--- Start Material to process ---

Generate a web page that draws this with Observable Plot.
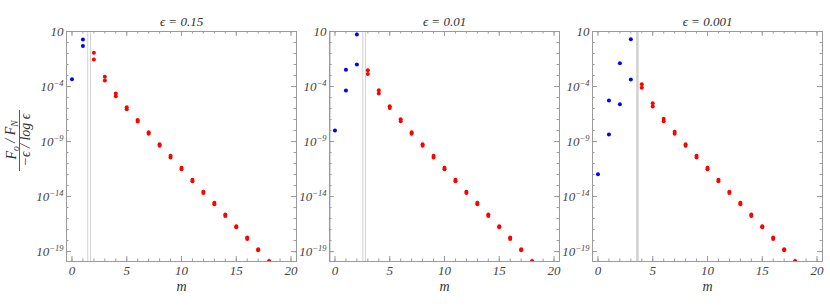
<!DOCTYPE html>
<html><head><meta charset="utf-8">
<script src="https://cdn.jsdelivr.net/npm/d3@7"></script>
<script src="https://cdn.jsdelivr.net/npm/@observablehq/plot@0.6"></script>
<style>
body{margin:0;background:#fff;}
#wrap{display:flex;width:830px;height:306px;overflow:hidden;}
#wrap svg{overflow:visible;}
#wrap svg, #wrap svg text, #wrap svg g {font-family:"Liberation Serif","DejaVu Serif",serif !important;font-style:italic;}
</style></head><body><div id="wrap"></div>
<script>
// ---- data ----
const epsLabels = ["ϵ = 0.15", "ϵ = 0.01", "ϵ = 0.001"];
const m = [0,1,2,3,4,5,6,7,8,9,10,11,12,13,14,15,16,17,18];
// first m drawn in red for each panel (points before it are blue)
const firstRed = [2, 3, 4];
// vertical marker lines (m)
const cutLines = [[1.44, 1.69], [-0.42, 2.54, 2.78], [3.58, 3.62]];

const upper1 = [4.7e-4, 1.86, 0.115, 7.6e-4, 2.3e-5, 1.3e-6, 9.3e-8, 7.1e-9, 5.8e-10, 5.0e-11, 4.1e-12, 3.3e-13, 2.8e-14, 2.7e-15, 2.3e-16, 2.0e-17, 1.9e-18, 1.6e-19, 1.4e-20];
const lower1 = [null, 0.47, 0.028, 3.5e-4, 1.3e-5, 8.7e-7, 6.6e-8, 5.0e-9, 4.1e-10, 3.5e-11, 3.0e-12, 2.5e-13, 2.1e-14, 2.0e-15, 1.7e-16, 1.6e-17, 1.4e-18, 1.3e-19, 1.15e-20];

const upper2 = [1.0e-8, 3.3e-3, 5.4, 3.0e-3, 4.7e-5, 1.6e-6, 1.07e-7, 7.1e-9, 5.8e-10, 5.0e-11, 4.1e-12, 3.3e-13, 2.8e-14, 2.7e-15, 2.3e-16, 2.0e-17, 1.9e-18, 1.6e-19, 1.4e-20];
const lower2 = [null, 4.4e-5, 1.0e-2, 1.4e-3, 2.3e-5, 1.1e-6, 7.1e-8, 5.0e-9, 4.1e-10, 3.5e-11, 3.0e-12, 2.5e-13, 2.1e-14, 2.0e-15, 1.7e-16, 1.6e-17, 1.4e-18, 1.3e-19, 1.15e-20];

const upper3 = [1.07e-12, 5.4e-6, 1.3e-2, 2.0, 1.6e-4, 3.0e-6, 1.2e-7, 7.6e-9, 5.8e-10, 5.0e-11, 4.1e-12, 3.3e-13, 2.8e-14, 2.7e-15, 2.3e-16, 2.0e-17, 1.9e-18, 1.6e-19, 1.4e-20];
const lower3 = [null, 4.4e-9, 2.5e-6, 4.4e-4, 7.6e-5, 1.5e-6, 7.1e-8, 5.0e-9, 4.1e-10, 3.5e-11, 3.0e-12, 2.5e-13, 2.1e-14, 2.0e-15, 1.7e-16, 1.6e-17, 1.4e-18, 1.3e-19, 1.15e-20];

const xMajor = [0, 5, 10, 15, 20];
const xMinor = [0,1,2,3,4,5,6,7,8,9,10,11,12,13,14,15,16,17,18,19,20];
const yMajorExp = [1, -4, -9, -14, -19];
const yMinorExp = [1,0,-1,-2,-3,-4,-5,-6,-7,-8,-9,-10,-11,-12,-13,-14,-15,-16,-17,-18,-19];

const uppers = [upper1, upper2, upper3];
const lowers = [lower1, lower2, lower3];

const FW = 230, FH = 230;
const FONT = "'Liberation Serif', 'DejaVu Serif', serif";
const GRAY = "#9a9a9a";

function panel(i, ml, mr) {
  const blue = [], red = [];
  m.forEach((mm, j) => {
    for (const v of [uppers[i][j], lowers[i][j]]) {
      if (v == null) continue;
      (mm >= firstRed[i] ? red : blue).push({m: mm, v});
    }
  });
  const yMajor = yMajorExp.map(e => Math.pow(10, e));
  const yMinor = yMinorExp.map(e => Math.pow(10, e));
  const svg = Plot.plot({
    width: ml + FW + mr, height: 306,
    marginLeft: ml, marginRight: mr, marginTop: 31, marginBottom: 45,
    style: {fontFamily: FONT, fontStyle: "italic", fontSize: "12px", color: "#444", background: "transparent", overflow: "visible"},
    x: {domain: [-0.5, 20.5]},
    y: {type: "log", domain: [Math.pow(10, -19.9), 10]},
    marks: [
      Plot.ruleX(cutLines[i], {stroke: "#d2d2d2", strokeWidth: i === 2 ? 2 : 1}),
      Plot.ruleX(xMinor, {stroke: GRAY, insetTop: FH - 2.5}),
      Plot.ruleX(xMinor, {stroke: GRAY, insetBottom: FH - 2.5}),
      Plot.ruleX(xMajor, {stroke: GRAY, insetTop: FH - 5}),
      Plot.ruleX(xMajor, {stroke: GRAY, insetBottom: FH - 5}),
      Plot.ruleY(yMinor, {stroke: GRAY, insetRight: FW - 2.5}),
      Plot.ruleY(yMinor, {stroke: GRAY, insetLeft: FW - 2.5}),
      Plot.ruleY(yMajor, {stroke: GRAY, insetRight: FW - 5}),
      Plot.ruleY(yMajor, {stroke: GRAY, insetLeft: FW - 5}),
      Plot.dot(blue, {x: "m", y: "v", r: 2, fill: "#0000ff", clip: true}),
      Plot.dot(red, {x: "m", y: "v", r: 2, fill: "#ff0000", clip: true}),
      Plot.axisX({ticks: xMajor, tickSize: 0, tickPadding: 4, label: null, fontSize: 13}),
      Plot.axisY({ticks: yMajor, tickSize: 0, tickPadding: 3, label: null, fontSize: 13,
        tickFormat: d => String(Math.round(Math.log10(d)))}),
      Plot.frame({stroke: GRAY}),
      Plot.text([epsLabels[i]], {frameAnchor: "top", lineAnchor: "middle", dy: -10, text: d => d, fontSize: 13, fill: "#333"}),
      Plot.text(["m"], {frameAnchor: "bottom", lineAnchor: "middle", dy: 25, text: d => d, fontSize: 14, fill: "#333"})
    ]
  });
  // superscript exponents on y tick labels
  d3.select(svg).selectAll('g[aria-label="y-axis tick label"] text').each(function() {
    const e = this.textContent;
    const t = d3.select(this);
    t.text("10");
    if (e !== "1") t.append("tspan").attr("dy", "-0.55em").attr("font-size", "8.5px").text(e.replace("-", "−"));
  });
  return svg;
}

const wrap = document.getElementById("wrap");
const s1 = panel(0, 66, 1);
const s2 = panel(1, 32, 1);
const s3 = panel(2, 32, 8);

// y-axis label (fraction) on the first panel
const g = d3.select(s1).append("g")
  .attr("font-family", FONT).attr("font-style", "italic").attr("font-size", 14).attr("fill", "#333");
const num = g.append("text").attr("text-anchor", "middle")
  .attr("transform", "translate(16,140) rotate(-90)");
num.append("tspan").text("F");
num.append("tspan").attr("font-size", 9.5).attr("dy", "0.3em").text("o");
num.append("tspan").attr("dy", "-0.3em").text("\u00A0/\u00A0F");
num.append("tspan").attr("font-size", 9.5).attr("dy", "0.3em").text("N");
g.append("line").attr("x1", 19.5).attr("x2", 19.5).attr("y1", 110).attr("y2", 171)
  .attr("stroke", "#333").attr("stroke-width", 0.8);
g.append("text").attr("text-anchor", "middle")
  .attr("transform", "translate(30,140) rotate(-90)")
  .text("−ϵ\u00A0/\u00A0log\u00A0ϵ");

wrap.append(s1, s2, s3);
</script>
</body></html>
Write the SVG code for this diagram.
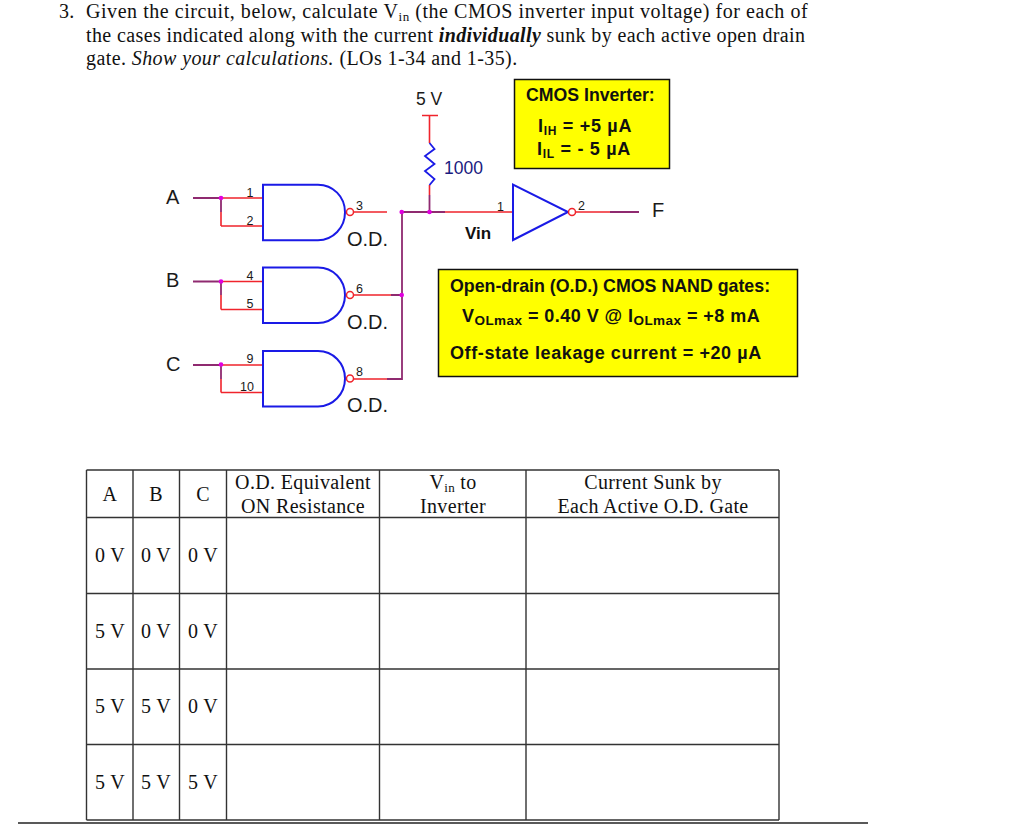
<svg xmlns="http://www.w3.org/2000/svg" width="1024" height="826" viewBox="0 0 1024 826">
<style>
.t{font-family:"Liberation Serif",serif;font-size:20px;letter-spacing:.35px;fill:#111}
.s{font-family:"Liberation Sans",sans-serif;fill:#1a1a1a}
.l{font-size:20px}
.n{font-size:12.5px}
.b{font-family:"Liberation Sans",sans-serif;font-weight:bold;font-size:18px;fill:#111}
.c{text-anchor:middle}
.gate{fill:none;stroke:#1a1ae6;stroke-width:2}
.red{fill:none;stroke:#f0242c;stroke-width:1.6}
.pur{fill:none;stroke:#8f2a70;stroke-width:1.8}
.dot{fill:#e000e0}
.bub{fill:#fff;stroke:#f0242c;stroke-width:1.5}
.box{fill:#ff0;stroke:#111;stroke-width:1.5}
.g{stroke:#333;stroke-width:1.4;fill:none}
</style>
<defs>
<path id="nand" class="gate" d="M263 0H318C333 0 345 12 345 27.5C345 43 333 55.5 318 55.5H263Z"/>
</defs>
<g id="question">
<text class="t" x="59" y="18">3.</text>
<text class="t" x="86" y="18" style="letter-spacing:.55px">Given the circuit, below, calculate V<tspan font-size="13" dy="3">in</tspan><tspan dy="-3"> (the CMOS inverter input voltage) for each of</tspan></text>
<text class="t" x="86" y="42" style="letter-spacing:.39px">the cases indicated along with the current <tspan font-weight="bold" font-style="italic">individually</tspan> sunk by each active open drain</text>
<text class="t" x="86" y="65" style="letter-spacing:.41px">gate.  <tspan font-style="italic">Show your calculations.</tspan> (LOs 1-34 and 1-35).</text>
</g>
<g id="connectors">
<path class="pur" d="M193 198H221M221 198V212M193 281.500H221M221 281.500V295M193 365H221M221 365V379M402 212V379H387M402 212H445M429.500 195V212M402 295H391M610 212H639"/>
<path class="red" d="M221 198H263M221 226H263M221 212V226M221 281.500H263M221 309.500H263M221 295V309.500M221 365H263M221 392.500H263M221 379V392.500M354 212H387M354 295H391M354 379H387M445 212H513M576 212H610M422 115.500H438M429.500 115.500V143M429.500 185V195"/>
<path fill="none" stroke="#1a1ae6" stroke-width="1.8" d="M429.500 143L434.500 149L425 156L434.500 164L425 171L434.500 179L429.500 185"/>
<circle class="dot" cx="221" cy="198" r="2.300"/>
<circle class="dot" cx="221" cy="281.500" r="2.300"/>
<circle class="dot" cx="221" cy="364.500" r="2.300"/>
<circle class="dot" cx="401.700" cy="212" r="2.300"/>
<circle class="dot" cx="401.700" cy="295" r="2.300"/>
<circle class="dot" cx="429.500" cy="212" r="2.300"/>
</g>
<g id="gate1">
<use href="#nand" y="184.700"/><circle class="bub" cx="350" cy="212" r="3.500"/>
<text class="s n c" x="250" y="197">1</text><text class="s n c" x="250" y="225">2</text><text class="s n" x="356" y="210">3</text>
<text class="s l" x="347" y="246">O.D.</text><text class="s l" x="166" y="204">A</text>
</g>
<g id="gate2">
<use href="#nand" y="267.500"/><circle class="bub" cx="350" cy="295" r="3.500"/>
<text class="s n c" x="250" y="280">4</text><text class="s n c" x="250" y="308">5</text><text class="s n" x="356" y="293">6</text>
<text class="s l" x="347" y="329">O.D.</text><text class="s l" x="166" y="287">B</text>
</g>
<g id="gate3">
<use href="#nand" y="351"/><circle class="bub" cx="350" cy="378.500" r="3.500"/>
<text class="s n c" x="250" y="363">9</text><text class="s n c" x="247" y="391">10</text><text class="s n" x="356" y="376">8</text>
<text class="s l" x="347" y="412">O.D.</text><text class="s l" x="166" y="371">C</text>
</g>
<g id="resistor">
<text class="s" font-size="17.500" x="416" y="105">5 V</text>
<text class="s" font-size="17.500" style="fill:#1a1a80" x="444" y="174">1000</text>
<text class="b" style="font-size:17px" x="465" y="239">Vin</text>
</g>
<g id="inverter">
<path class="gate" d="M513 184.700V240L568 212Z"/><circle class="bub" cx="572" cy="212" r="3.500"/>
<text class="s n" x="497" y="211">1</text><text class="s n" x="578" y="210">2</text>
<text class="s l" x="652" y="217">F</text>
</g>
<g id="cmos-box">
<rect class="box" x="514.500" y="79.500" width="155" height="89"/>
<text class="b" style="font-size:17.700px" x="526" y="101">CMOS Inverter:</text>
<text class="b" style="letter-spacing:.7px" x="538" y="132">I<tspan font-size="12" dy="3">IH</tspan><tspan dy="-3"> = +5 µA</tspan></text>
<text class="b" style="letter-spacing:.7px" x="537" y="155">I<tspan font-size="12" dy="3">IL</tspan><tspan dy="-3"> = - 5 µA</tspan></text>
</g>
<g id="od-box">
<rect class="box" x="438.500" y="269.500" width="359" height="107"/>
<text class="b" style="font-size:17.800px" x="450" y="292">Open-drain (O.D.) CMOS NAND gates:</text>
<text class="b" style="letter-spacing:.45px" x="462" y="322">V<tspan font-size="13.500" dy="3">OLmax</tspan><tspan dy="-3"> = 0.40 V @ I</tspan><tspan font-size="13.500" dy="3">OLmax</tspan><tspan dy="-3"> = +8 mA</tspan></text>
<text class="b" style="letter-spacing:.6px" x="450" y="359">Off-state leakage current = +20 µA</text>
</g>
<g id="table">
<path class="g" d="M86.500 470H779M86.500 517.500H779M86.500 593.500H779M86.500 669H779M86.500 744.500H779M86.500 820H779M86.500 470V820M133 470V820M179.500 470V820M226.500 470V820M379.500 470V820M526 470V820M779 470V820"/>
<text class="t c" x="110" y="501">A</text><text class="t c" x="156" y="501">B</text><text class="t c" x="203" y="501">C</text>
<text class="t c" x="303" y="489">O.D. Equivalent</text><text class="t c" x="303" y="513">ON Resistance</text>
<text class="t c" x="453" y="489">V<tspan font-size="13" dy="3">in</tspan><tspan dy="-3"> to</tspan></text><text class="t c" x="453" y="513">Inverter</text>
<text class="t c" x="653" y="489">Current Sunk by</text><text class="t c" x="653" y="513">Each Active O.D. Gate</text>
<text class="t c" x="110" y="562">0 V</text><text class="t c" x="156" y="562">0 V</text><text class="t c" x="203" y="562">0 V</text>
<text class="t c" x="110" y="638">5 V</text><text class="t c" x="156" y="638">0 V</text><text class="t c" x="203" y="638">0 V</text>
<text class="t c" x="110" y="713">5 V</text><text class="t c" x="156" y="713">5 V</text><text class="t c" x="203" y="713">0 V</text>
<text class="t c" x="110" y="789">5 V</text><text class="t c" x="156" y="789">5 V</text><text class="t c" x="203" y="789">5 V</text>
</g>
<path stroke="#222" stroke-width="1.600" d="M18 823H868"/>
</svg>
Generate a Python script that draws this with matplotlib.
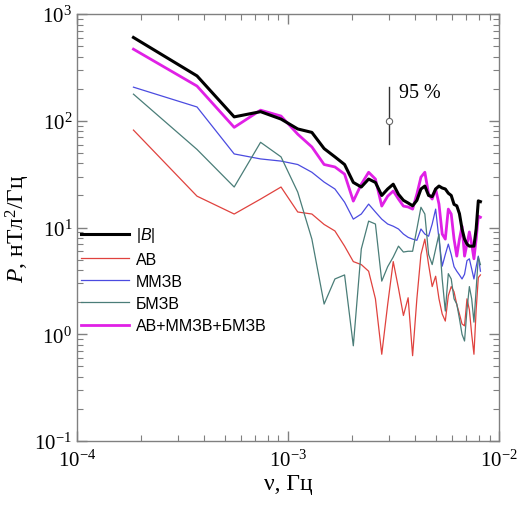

--- End Material to process ---

Set exercise: State how many lines of the listing hold the string "Generate"; reply with the number and nothing else.

Exercise answer: 2